Records:
'''
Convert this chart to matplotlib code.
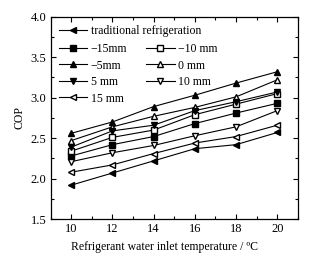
import matplotlib
matplotlib.use("Agg")
import matplotlib.pyplot as plt
from matplotlib.ticker import MultipleLocator

plt.rcParams["font.family"] = "Liberation Serif"
plt.rcParams["font.size"] = 8

temps = [10, 12, 14, 16, 18, 20]

cop_trad = [1.92, 2.07, 2.22, 2.37, 2.42, 2.57]
cop_m15 = [2.28, 2.42, 2.52, 2.68, 2.81, 2.93]
cop_m10 = [2.34, 2.51, 2.60, 2.79, 2.92, 3.05]
cop_m5 = [2.56, 2.70, 2.89, 3.03, 3.18, 3.32]
cop_0 = [2.47, 2.64, 2.77, 2.88, 3.01, 3.22]
cop_5 = [2.39, 2.59, 2.66, 2.84, 2.95, 3.07]
cop_10 = [2.21, 2.32, 2.41, 2.53, 2.64, 2.84]
cop_15 = [2.08, 2.17, 2.31, 2.44, 2.52, 2.66]

labels = ["\u221215mm", "\u221210 mm", "\u22125mm", "0 mm", "5 mm", "10 mm", "15 mm"]

fig = plt.figure(figsize=(3.31, 2.60), dpi=100)
ax = fig.add_axes([0.153, 0.157, 0.747, 0.779])

kw = dict(color="black", lw=0.8, ms=4.5)
(h_trad,) = ax.plot(temps, cop_trad, marker="<", mfc="black", **kw)
(h_m15,) = ax.plot(temps, cop_m15, marker="s", mfc="black", **dict(kw, ms=4))
(h_m10,) = ax.plot(temps, cop_m10, marker="s", mfc="white", **dict(kw, ms=4))
(h_m5,) = ax.plot(temps, cop_m5, marker="^", mfc="black", **kw)
(h_0,) = ax.plot(temps, cop_0, marker="^", mfc="white", **kw)
(h_5,) = ax.plot(temps, cop_5, marker="v", mfc="black", **kw)
(h_10,) = ax.plot(temps, cop_10, marker="v", mfc="white", **kw)
(h_15,) = ax.plot(temps, cop_15, marker="<", mfc="white", **kw)

ax.set_xlim(9, 21)
ax.set_ylim(1.5, 4.0)
ax.xaxis.set_major_locator(MultipleLocator(2))
ax.xaxis.set_minor_locator(MultipleLocator(1))
ax.yaxis.set_minor_locator(MultipleLocator(0.25))
ax.set_yticks([1.5, 2.0, 2.5, 3.0, 3.5, 4.0])
ax.set_yticklabels(["1.5", "2.0", "2.5", "3.0", "3.5", "4.0"])
ax.tick_params(which="both", direction="in", top=True, right=True, labelsize=9, pad=3)
ax.tick_params(which="major", length=3.5, width=0.8)
ax.tick_params(which="minor", length=2, width=0.8)
for s in ax.spines.values():
    s.set_linewidth(0.9)

ax.set_xlabel("Refrigerant water inlet temperature / \u00baC", fontsize=8.5)
ax.xaxis.set_label_coords(0.462, -0.11)
ax.set_ylabel("COP", fontsize=8.5, labelpad=4)

leg1 = ax.legend([h_trad], ["traditional refrigeration"], loc="upper left",
                 bbox_to_anchor=(0.0, 1.0), frameon=False, fontsize=8.5,
                 handlelength=2.4, handletextpad=0.3, borderaxespad=0.3)
ax.add_artist(leg1)
hs = [h_m15, h_m5, h_5, h_15, h_m10, h_0, h_10]
ls = [labels[0], labels[2], labels[4], labels[6], labels[1], labels[3], labels[5]]
ax.legend(hs, ls, loc="upper left", bbox_to_anchor=(0.0, 0.91), ncol=2,
          frameon=False, fontsize=8.5, handlelength=2.4, handletextpad=0.3,
          columnspacing=1.6, labelspacing=0.38, borderaxespad=0.3)

fig.savefig("out.png", dpi=100)
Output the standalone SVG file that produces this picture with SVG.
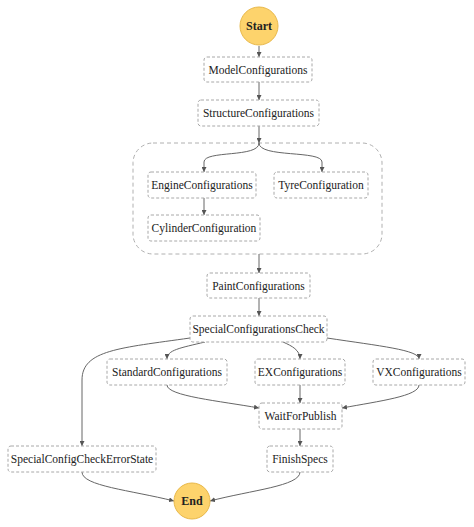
<svg xmlns="http://www.w3.org/2000/svg" width="474" height="527" viewBox="0 0 474 527">
<style>
.bg{fill:#ffffff}
.box{fill:#ffffff;stroke:#a8a8a8;stroke-width:1;stroke-dasharray:3,2}
.group{fill:none;stroke:#b0b0b0;stroke-width:1;stroke-dasharray:4,3}
.term{fill:#fdd36c;stroke:#e8b84a;stroke-width:1}
.lbl{font-family:"Liberation Serif","Times New Roman",serif;font-size:11.5px;fill:#222;text-anchor:middle;dominant-baseline:central}
.tlbl{font-family:"Liberation Serif","Times New Roman",serif;font-size:12px;font-weight:bold;fill:#222;text-anchor:middle;dominant-baseline:central}
.edge{fill:none;stroke:#666;stroke-width:1;marker-end:url(#arr)}
</style>
<defs>
<marker id="arr" viewBox="0 0 8 8" refX="8" refY="4" markerWidth="5" markerHeight="5" orient="auto" markerUnits="userSpaceOnUse">
<path d="M0,0 L8,4 L0,8 z" fill="#555"/>
</marker>
</defs>
<rect class="bg" x="0" y="0" width="474" height="527"/>
<g id="parallel-group"><rect class="group" x="133" y="143" width="249" height="111" rx="20" ry="20"/></g>
<g id="connectors">
<path class="edge" d="M259,46 L259,57"/>
<path class="edge" d="M259,82 L259,100"/>
<path class="edge" d="M259,126 L259,143"/>
<path class="edge" d="M259,143 C259,158 204,150 204,162 L204,172"/>
<path class="edge" d="M259,143 C259,158 322,150 322,162 L322,172"/>
<path class="edge" d="M204,198 L204,215"/>
<path class="edge" d="M259,254 L259,273"/>
<path class="edge" d="M259,298 L259,316"/>
<path class="edge" d="M190,338 C120,348 82,350 82,380 L82,446"/>
<path class="edge" d="M205,342 C180,348 167,350 167,359"/>
<path class="edge" d="M283,342 C292,346 300,350 300,359"/>
<path class="edge" d="M327,338 C380,346 419,350 419,359"/>
<path class="edge" d="M167,385 C167,396 220,401 259,408"/>
<path class="edge" d="M300,385 L300,403"/>
<path class="edge" d="M419,385 C419,396 380,401 342,408"/>
<path class="edge" d="M300,429 L300,446"/>
<path class="edge" d="M82,472 C82,486 130,490 174,501"/>
<path class="edge" d="M300,472 C300,486 252,490 210,501"/>
</g>
<g id="Start"><circle class="term" cx="259" cy="26" r="19"/><text class="tlbl" x="259" y="26">Start</text></g>
<g id="ModelConfigurations"><rect class="box" x="204" y="57" width="108" height="25" rx="3"/><text class="lbl" x="258" y="69.5">ModelConfigurations</text></g>
<g id="StructureConfigurations"><rect class="box" x="198" y="100" width="121" height="26" rx="3"/><text class="lbl" x="258.5" y="113">StructureConfigurations</text></g>
<g id="EngineConfigurations"><rect class="box" x="148" y="172" width="108" height="26" rx="3"/><text class="lbl" x="202" y="185">EngineConfigurations</text></g>
<g id="TyreConfiguration"><rect class="box" x="274" y="172" width="94" height="26" rx="3"/><text class="lbl" x="321" y="185">TyreConfiguration</text></g>
<g id="CylinderConfiguration"><rect class="box" x="148" y="215" width="112" height="26" rx="3"/><text class="lbl" x="204" y="228">CylinderConfiguration</text></g>
<g id="PaintConfigurations"><rect class="box" x="207" y="273" width="103" height="25" rx="3"/><text class="lbl" x="258.5" y="285.5">PaintConfigurations</text></g>
<g id="SpecialConfigurationsCheck"><rect class="box" x="190" y="316" width="137" height="26" rx="3"/><text class="lbl" x="258.5" y="329">SpecialConfigurationsCheck</text></g>
<g id="StandardConfigurations"><rect class="box" x="107" y="359" width="120" height="26" rx="3"/><text class="lbl" x="167" y="372">StandardConfigurations</text></g>
<g id="EXConfigurations"><rect class="box" x="255" y="359" width="90" height="26" rx="3"/><text class="lbl" x="300" y="372">EXConfigurations</text></g>
<g id="VXConfigurations"><rect class="box" x="373" y="359" width="92" height="26" rx="3"/><text class="lbl" x="419" y="372">VXConfigurations</text></g>
<g id="WaitForPublish"><rect class="box" x="259" y="403" width="83" height="26" rx="3"/><text class="lbl" x="300.5" y="416">WaitForPublish</text></g>
<g id="SpecialConfigCheckErrorState"><rect class="box" x="8" y="446" width="148" height="26" rx="3"/><text class="lbl" x="82" y="459">SpecialConfigCheckErrorState</text></g>
<g id="FinishSpecs"><rect class="box" x="267" y="446" width="66" height="26" rx="3"/><text class="lbl" x="300" y="459">FinishSpecs</text></g>
<g id="End"><circle class="term" cx="192" cy="501" r="18"/><text class="tlbl" x="192" y="501">End</text></g>
</svg>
'''
» GOAL: Exactly reproduce the run of lines from the start of the listing through the line with "temps = [10, 12, 14, 16, 18, 20]", inclusive; pictures are not copied.

» RESPONSE TO THIS EXERCISE:
Convert this chart to matplotlib code.
import matplotlib
matplotlib.use("Agg")
import matplotlib.pyplot as plt
from matplotlib.ticker import MultipleLocator

plt.rcParams["font.family"] = "Liberation Serif"
plt.rcParams["font.size"] = 8

temps = [10, 12, 14, 16, 18, 20]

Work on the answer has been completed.